Collaborative law is a more structured alternative. Each spouse hires a specially trained collaborative attorney, and the parties meet together with their lawyers to negotiate. The process often includes other professionals like financial specialists or divorce coaches. The defining feature of collaborative law is the disqualification provision: if either party takes the case to court, both collaborative attorneys must withdraw and can no longer represent either spouse.5Cornell Law School. Collaborative Law That built-in consequence keeps everyone invested in reaching a deal. The trade-off is cost. Because each side has an attorney and often additional professionals, collaborative law typically runs $10,000 to $25,000 per spouse, significantly more than mediation.

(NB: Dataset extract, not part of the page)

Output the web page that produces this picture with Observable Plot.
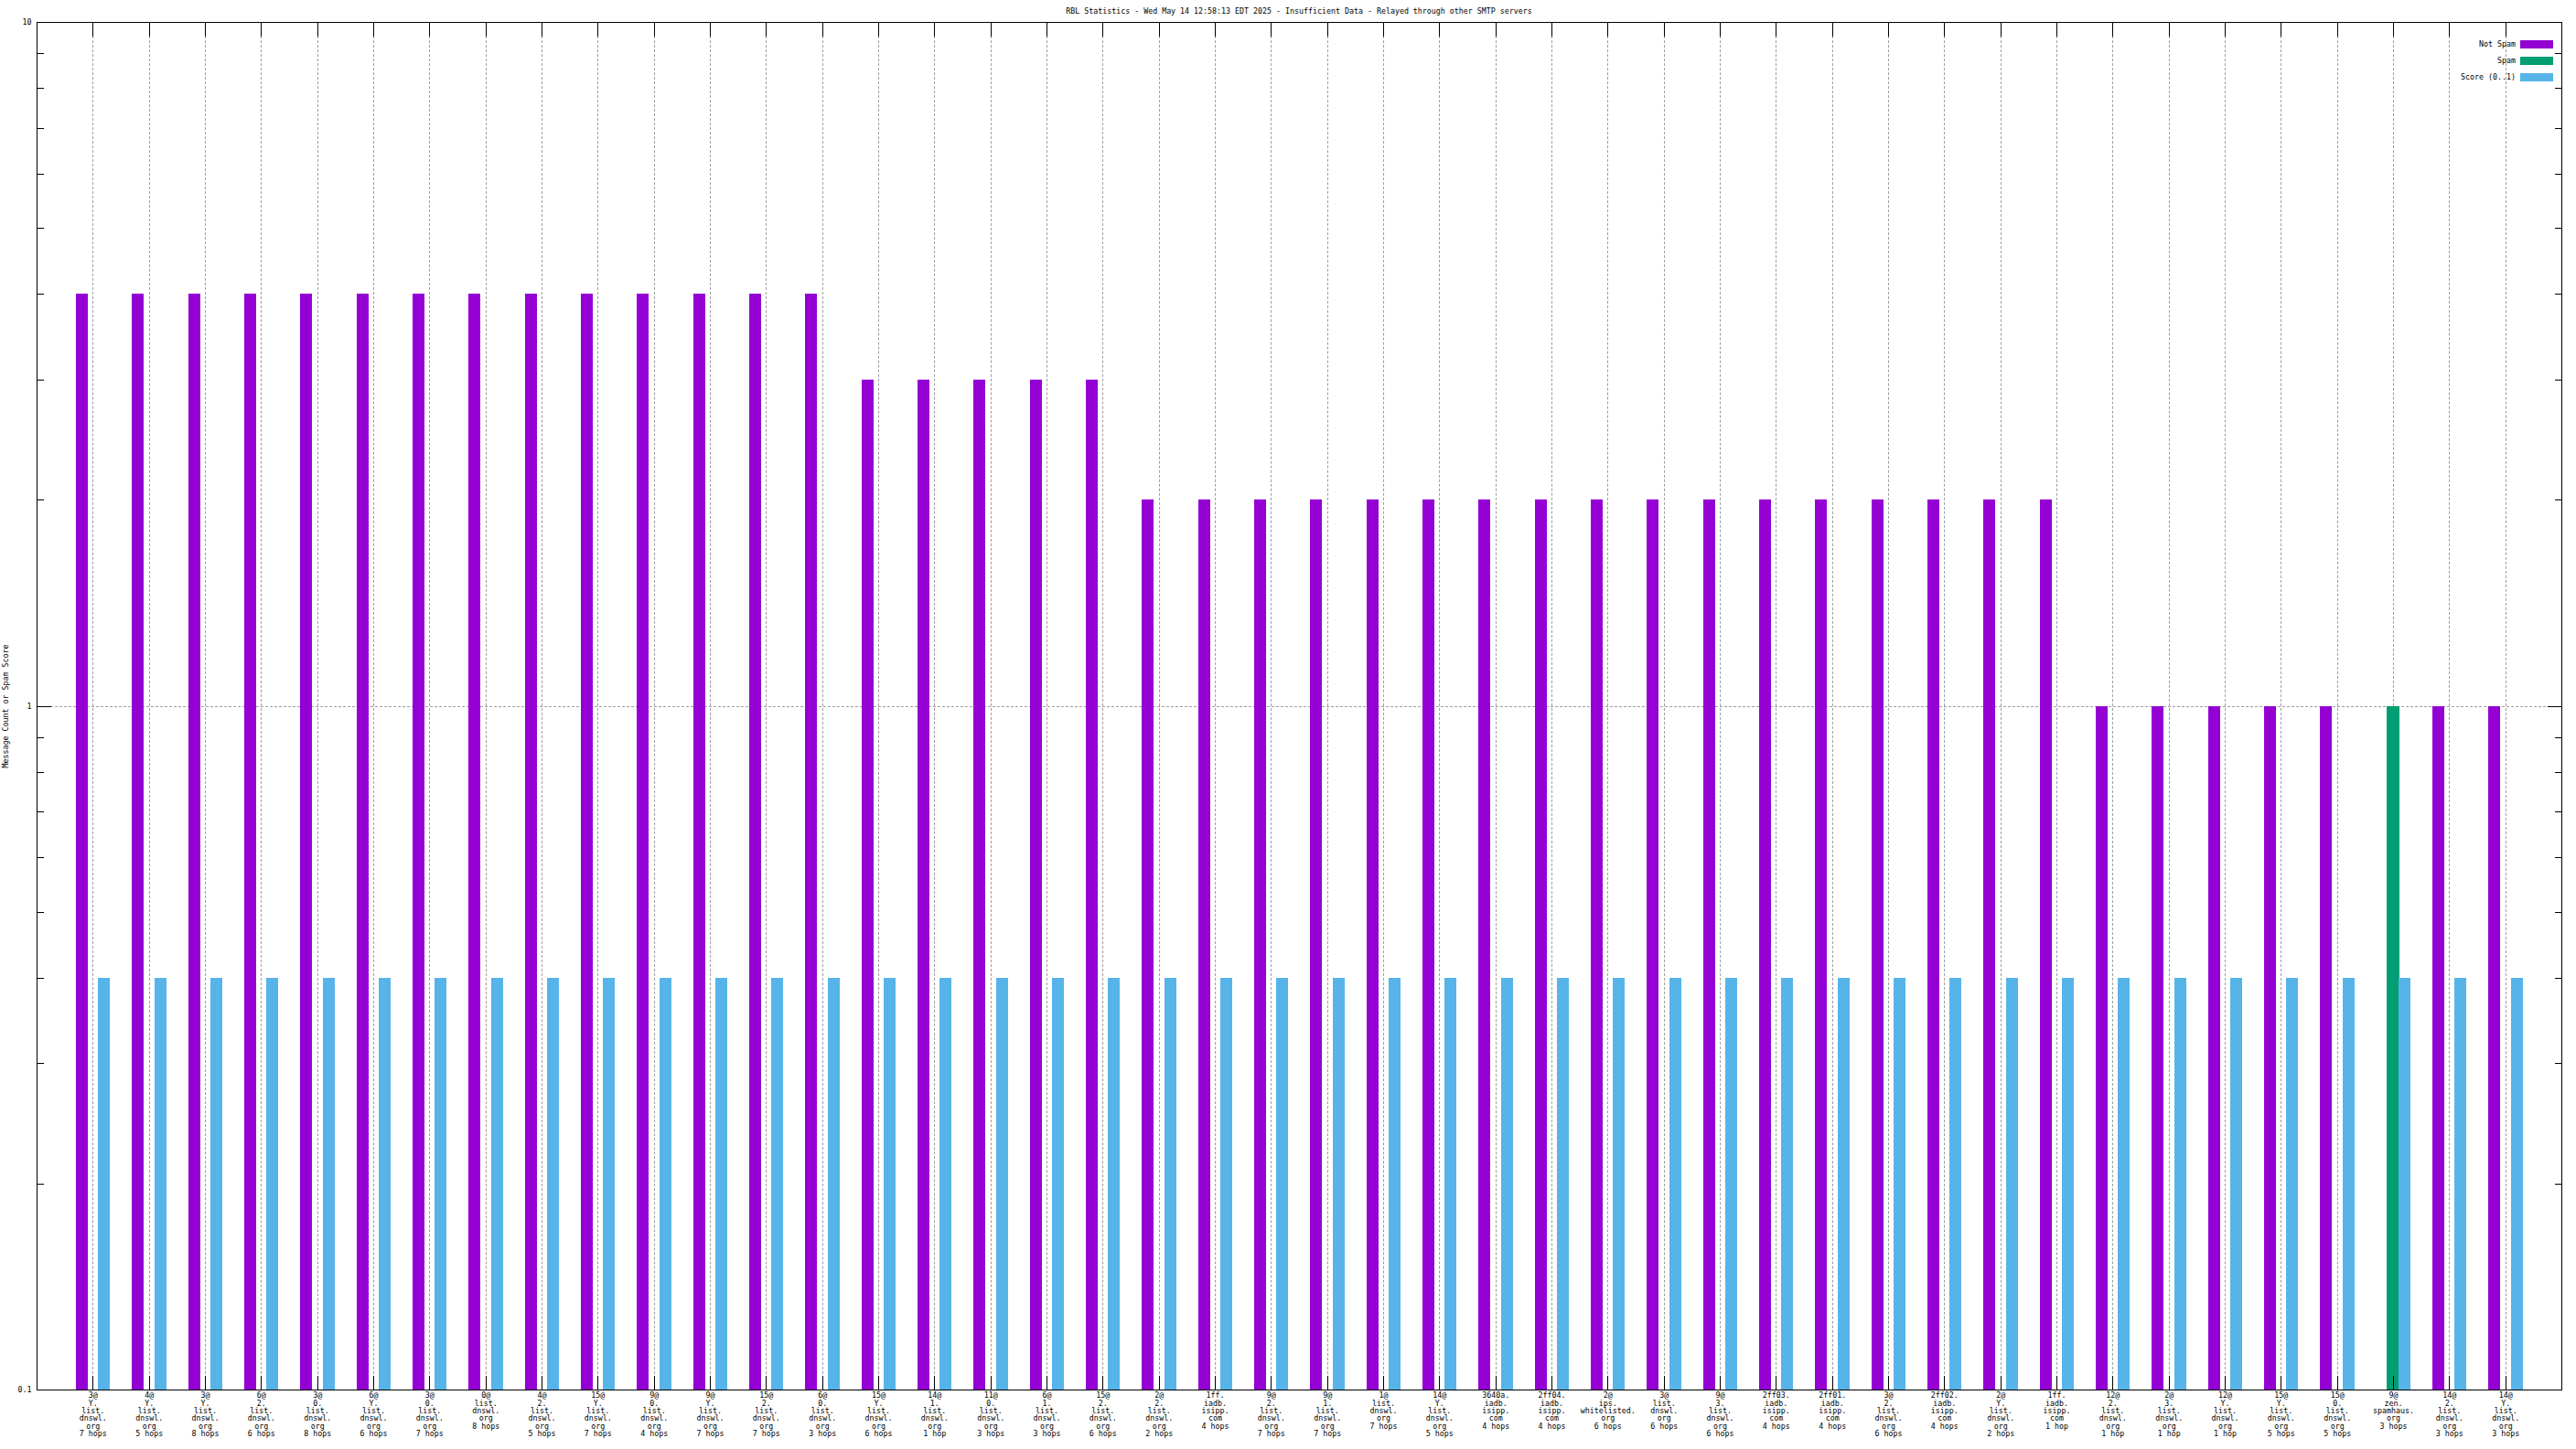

Litigation is always available as a last resort. If you can’t agree on custody, property division, or support through any voluntary process, a judge will decide for you after a formal trial. Litigation is the most expensive and time-consuming option, and it gives you the least control over the outcome. But when one spouse refuses to negotiate, hides assets, or violates court orders, sometimes it’s the only path that works.

States That Don’t Recognize Legal Separation

Before you start planning a mediation, confirm that your state actually offers legal separation as a formal legal status. Roughly half a dozen states, including Delaware, Florida, Georgia, Mississippi, Pennsylvania, and Texas, do not recognize legal separation at all. If you live in one of those states, your options are generally limited to divorce or an informal separation agreement that doesn’t carry the weight of a court decree of legal separation.

In states without legal separation, a private separation agreement is still possible and still enforceable as a contract. But you won’t get the tax benefits that come with a formal decree, and you won’t be able to file as single or head of household. If preserving the marriage while living apart is important to you for religious or insurance reasons, check your state’s laws before investing in a process your jurisdiction doesn’t support.